When I posted the second photo, I got several messages from strangers in seconds. It was a Friday night and I’d utilized extra hashtags under my Thirst Queen's tutelage. All of them were more polite — "hey" or the heart emoji — than my former date's advances.
The next morning, I called home to check in with my mom like I do as regularly as I feel is healthy without being dependent. My mom was an artist and musician in the '70s — she married a painter, went camping in a Volkswagen van, and lived with a photographer roommate in college that she regularly helped with art assignments, sometimes while nude. So when my mother saw my thirst traps, she asked how I got that angle on my own. And then, because she’s my mom, she told me I was gorgeous and curvy, and that I should make sure to be careful with anyone who messages me after those photos, because they probably only want one thing.
And that was that.
I posted the final trap on Saturday night. It was full-body and the most of my face I’d allowed to show. I almost didn’t share it. But at that point I was riding my thirsty high and decided to go for it. Again, I got a few DMs. Again, my friends were wildly supportive. Finally, I got a few, "Um… what exactly are you doing?" texts. Not so much with judgment, but with a genuine surprise. Once I explained I was just trying something new, one friend told me he was glad to see my confidence up. I was, too.

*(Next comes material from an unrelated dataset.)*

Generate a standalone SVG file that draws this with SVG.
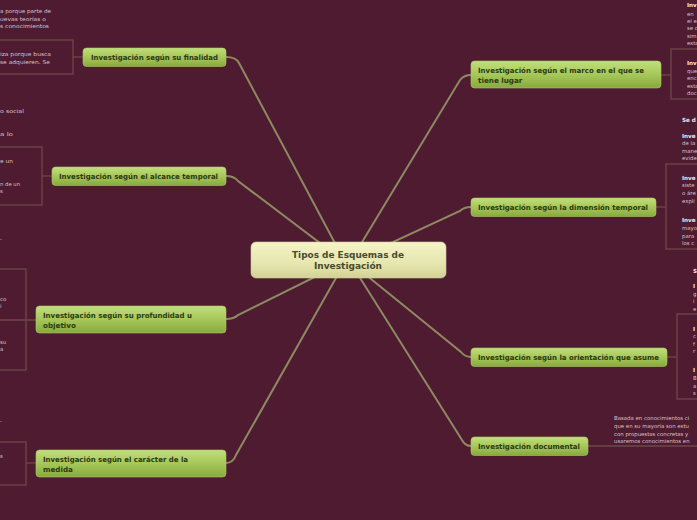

I deleted a few of the photos once the weekend was over. It was fun to step into my sexy pants (or lack thereof) for a little bit, and I felt like a kick*ss hot friend when it was all said and done. But I was ready to go back to posting about comics and my dog. I left the first photo I took, because you know what they say about thick thighs. While my weekend of thirst-trapping hadn't saved my life necessarily, I felt better about myself than ever before — powerful, even — like I had unleashed some part of myself I’d kept tamped down for years and now it was relaxing in my back pocket until I needed it again.
Who knew a trap could set something loose.